The good fellowship of dust
Reading George Herbert and teaching Shakespeare I became intrigued by one of the period's most insistent images: dust. It stands in for death, decay, futility, vanity - many things of which they found it necessary to remind themselves. It's both the stuff and the doom of human life. Hamlet’s ‘quintessence of dust’ is everywhere in Herbert. The dust of worldliness ‘stings his eyes’ whenever he’s tempted to want the world. His habits and frailties make him ‘guilty of dust and sinne’ when Love invites him in. Christ’s death makes his heart dust, before it can be transmuted into gold by the resurrection. One of my favourite poems is the slightly strange “Church Monuments”, where he bids his wayward body take acquaintance of a heap of dust, so it can grow accustomed to its fate. I wonder if Herbert's parishioners very often came into the church to find their pastor lying on the floor, or in earnest contemplation of a monument.

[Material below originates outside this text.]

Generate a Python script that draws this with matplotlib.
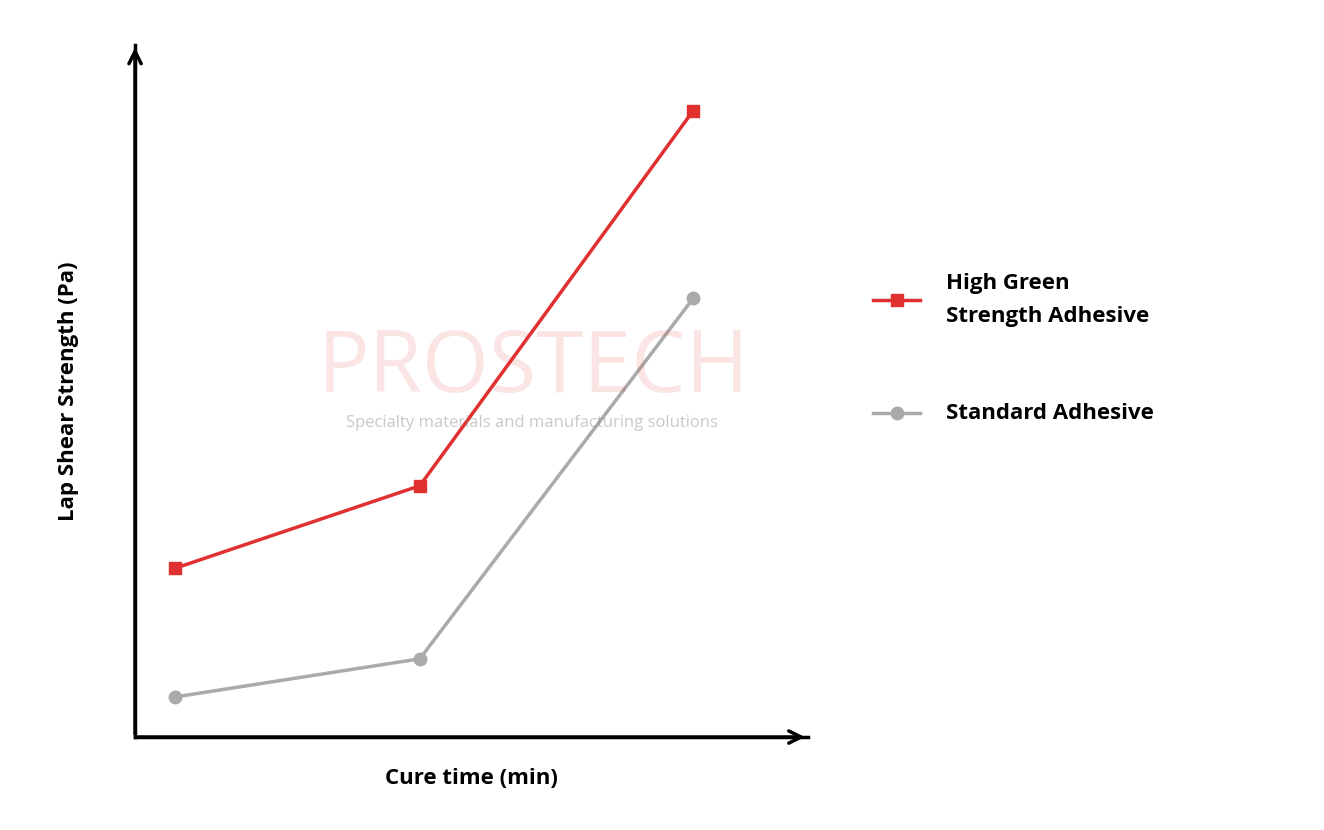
import matplotlib
matplotlib.use("Agg")
import matplotlib.pyplot as plt
from matplotlib.lines import Line2D

cure_time = [1.8, 12.7, 24.9]
high_green = [24.4, 36.3, 90.5]
standard = [5.8, 11.3, 63.4]
series_names = ["High Green\nStrength Adhesive", "Standard Adhesive"]

plt.rcParams['font.family'] = ['Open Sans', 'DejaVu Sans']
fig = plt.figure(figsize=(13.24, 8.3), dpi=100)
ax = fig.add_axes([0.102, 0.112, 0.508, 0.834])
ax.set_xlim(0, 30)
ax.set_ylim(0, 100)

red = "#e03030"
gray = "#aaaaaa"
styles = [dict(color=red, marker='s'), dict(color=gray, marker='o')]
for vals, st, name in zip([high_green, standard], styles, series_names):
    ax.plot(cure_time, vals, lw=2.5, ms=9, label=name, **st)

for s in ['top', 'right']:
    ax.spines[s].set_visible(False)
for s in ['left', 'bottom']:
    ax.spines[s].set_linewidth(2.5)
ax.set_xticks([]); ax.set_yticks([])
ax.annotate('', xy=(1.0, 0), xytext=(0, 0), xycoords='axes fraction',
            arrowprops=dict(arrowstyle='->', lw=2.5, color='black', mutation_scale=22))
ax.annotate('', xy=(0, 1.0), xytext=(0, 0), xycoords='axes fraction',
            arrowprops=dict(arrowstyle='->', lw=2.5, color='black', mutation_scale=22))

ax.set_xlabel("Cure time (min)", fontsize=16, fontweight='bold', labelpad=22, color='black')
ax.set_ylabel("Lap Shear Strength (Pa)", fontsize=16, fontweight='bold', labelpad=40, color='black')

# watermark
fig.text(0.403, 0.555, "PROSTECH", fontsize=62, color='#e03030', alpha=0.13, ha='center', va='center')
fig.text(0.402, 0.49, "Specialty materials and manufacturing solutions", fontsize=12,
         color='#888888', alpha=0.45, ha='center', va='center')

# legend placed manually
leg_y = [0.638, 0.502]
for st, name, y in zip(styles, series_names, leg_y):
    fig.add_artist(Line2D([873/1324, 920/1324], [y, y], lw=2.5, ms=9,
                          transform=fig.transFigure, markevery=[0] if False else None, **{k: v for k, v in st.items() if k != 'marker'}))
    fig.add_artist(Line2D([896.5/1324], [y], ms=9, transform=fig.transFigure, ls='none', **st))
    fig.text(946/1324, y, name, fontsize=16, fontweight='bold', va='center', ha='left',
             linespacing=1.75, color='black')
fig.savefig("out.png", dpi=100)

While that my soul repairs to her devotion,
Here I entomb my flesh, that it betimes
May take acquaintance of this heap of dust;
To which the blast of death's incessant motion,
Fed with the exhalation of our crimes,
Drives all at last. Therefore I gladly trust
My body to this school, that it may learn
To spell his elements, and find his birth
Written in dusty heraldry and lines;
Which dissolution sure doth best discern,
Comparing dust with dust, and earth with earth.
These laugh at jet and marble put for signs,
To sever the good fellowship of dust,
And spoil the meeting. What shall point out them,
When they shall bow, and kneel, and fall down flat
To kiss those heaps, which now they have in trust?
Dear flesh, while I do pray, learn here thy stem
And true descent; that when thou shalt grow fat,
And wanton in thy cravings, thou mayst know
That flesh is but the glass, which holds the dust
That measures all our time; which also shall
Be crumbled into dust. Mark here below
How tame these ashes are, how free from lust,
That thou mayst fit thyself against thy fall.